Homebrewers: Change recipe to help learn brewing skills?

My buddy and I have been brewing beer and making wine for a while, but we’re in a spot… between making beer from recipes and developing our own for fun. We usually brew with extracts and steep grains when necessary.

We are going to brew two batches of the same beer, changing only one ingredient.
We usually make brown ales, milds, and stouts. We’ve never made an Imperial x, Double/Dubbel x, or anything like that.

My buddy is not into hoppy beers, so the option of brewing a hop-heavy style and just changing the hop bill is not an option.

I like the idea of tweaking the malts but our previous beers have been…inconsistent. So I’m not sure that I would be able to make the same beer twice anyways.

Any brewer dopers care to offer a suggestion for our brewing experiment?

cheers,

If you’re brewing from recipes, should I assume you never try different yeast strains?

That would be my first choice for a change in recipe. It’d be interesting to taste the differences side by side.

Second the yeast idea, and also temperatures. Sounds like you might be ready for some dark lagers. Or maybe, if you want to stick with top-fermentation, an Australian “Old” style dark beer. Big, malty, and thirst-quenching. Lightly hopped. Coal miners’ beer.

Thanks for the suggestions. We don’t have the capability to do lagers, but the idea of varying the yeast strain is a good one. Can anyone recommend a general approach for this, like a pair of yeasts that would yield different results with the same recipe?

you’re probably just using the generic yeast or the yeast that comes with the brew from a can. While these end up with good beers, the yeast is usually meant to be not noticed. Compare and contrast with a lambic (like one of those “unique” Belgium beers or a strong tasting wheat beer like Hoegarten).

Wyeast makes a whole line of yeasts that come in a little bag with yeast starter.

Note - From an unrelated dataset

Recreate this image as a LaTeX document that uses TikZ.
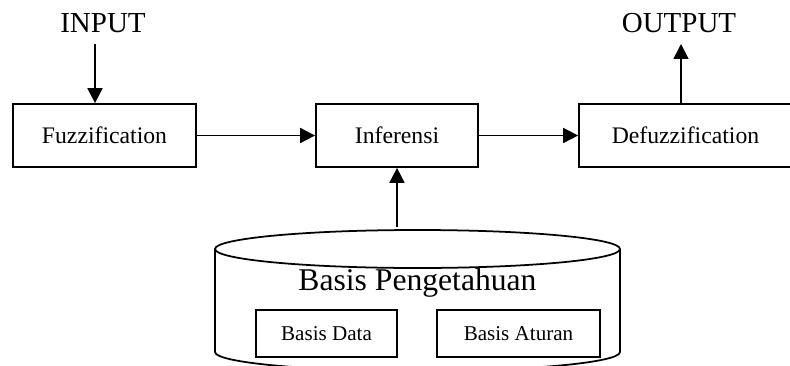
\documentclass[tikz,border=0pt]{standalone}
\usepackage{fontspec}
\setmainfont{Liberation Serif}
\usepackage{tikz}
\usetikzlibrary{arrows.meta}

\begin{document}
\begin{tikzpicture}[x=0.02cm, y=-0.02cm, line width=1pt,
  blok/.style={draw, minimum height=1.26cm, inner sep=0pt, font=\fontsize{13.5}{16}\selectfont},
  kotak/.style={draw, minimum height=0.94cm, inner sep=0pt, font=\fontsize{12}{14}\selectfont},
  label io/.style={inner sep=0pt, font=\fontsize{16.5}{18}\selectfont},
  panah/.style={-{Triangle[length=8.5pt, width=8.5pt]}}]
  \useasboundingbox (0,0) rectangle (790,365);

  % Main blocks
  \node[blok, minimum width=3.66cm] (fuzz) at (104.5,135.5) {Fuzzification};
  \node[blok, minimum width=3.24cm] (infer) at (397,135.5) {Inferensi};
  \node[blok, minimum width=4.26cm] (defuzz) at (685.5,135.5) {Defuzzification};

  % Input and output
  \node[label io] (input) at (103,23) {INPUT};
  \node[label io] (output) at (679,23) {OUTPUT};
  \coordinate (in) at (95,44);
  \coordinate (out) at (681,44);
  \draw[panah] (in) -- (in |- fuzz.north);
  \draw[panah] (out |- defuzz.north) -- (out);

  % Flow between blocks
  \draw[panah] (fuzz.east) -- (infer.west);
  \draw[panah] (infer.east) -- (defuzz.west);

  % Knowledge base (cylinder, bottom cut off)
  \draw (417.5,249) ellipse[x radius=202.5, y radius=19];
  \draw (215,249) -- (215,352) arc[start angle=180, end angle=0, x radius=202.5, y radius=19] -- (620,249);
  \node[inner sep=0pt, font=\fontsize{18}{20}\selectfont] (kbtext) at (417.5,283) {Basis Pengetahuan};
  \node[kotak, minimum width=2.82cm] (bdata) at (326.5,333.5) {Basis Data};
  \node[kotak, minimum width=3.26cm] (baturan) at (518.5,333.5) {Basis Aturan};
  \coordinate (kb) at (397,227);
  \draw[panah] (kb) -- (infer.south);
\end{tikzpicture}
\end{document}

You break the stuff inside the bag, leave over night, it starts and poofs way big, then you toss it into the wort.

The yeast can make a huge difference in taste (and not always in a good way).

Seconded on using Wyeast.

You might also want to vary the hopping method. For instance, if you’ve never done dry hopping on 2nd fermentation, give that a shot.

Your yeast choice is one of the most important factors in the final flavor of your beer.

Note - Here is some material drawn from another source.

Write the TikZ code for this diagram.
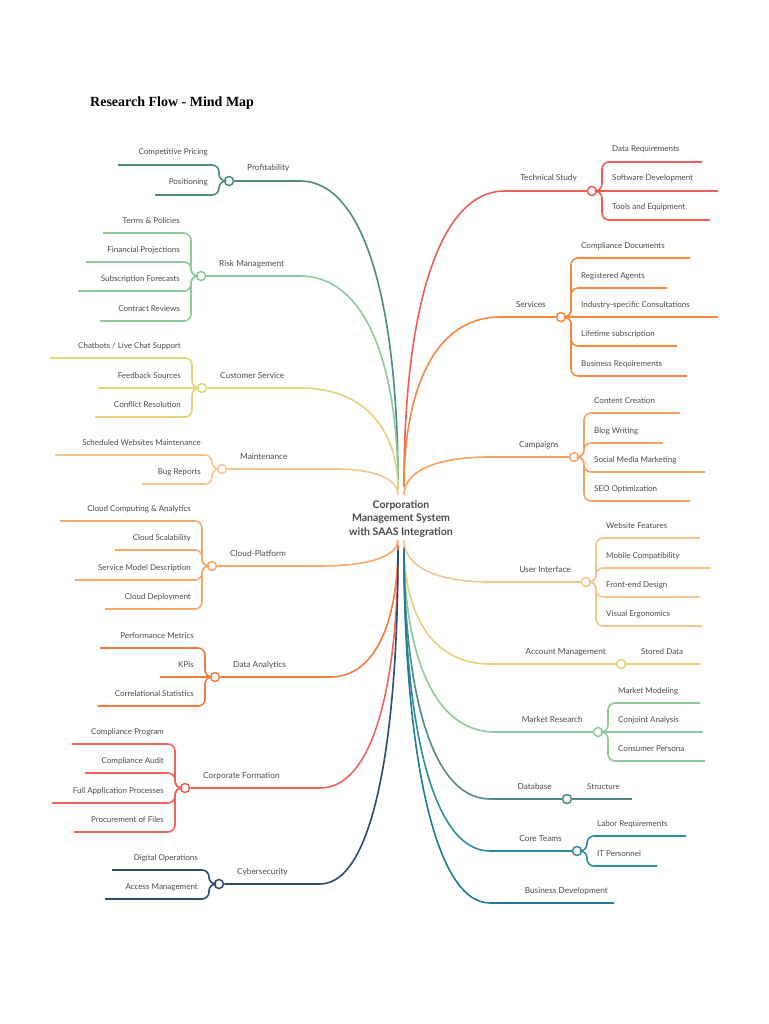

Do you know exactly what you will be brewing and what yeast the recipe calls for?

As an example, I’ll assume you want to brew a brown ale.

Try one batch using Wyeast 1272 - American Ale II and one using White Labs WLP007. Something like that. Mix it up. Go crazy. :wink:

This site has a good list of common strains and their flavor profiles.

White labs has a style guide here, and Wyeast has one here.

Good luck!

Moving thread from IMHO to Cafe Society.

I’ve found that dry-hopping in the 2nd gives me the greatest variation in end product. Might not be your cup of tea, so to speak, if your buddy doesn’t like the hoppy stuff. Makes it pretty hoppy. Lately I’ve been buying cheap extract-only kits and jazzing them up by dry-hopping. Does the trick!

I do strictly recipe kits, but I get a fairly wide range of tastes even when I use the same stuff all the time. (Except my Sierra Nevada clone- consistant KickAss!) Temp variations and time left to sit, I suppose.

My only other contribution on the yeast topic is I’ve found the time to initial fermentation is a bit slower with the liquid yeasts. I use dry mostly, and get very vigirous out-gassing within hours! The liquid stews for a day or so before I hear the poppin’. Overall, I’m very happy with the cheaper, easier to use dry yeast.

I’m a very lazy homebrewer, so I’m probably not much help.

In my experience dry hopping makes the beer a bit hoppy, but not bitter. I don’t like hoppy beers because I don’t like the bitter. Possibly this is something they should experiment with.

Well, we finally got around to brewing this morning. I had come up with a pretty basic brown ale recipe somewhat similar to one we have brewed before using the yeasts that psycat90 suggested. When my brewing partner got to the homebrew store, the shop manager kind of talked him into switching up the hops as well, with more aggressive Amarillos for the American Ale II and Willamettes for the White labs English Ale yeast (I had suggested Fuggles).

I guess the owner did not understand completely the experiment and just tried to suggest typical combinations that work well. No big deal, I’m excited because these should be the hoppiest ones we’ve brewed so far, the American Ale in particular.

Thanks for the suggestions to all that posted, I’ll let you know how it turns out.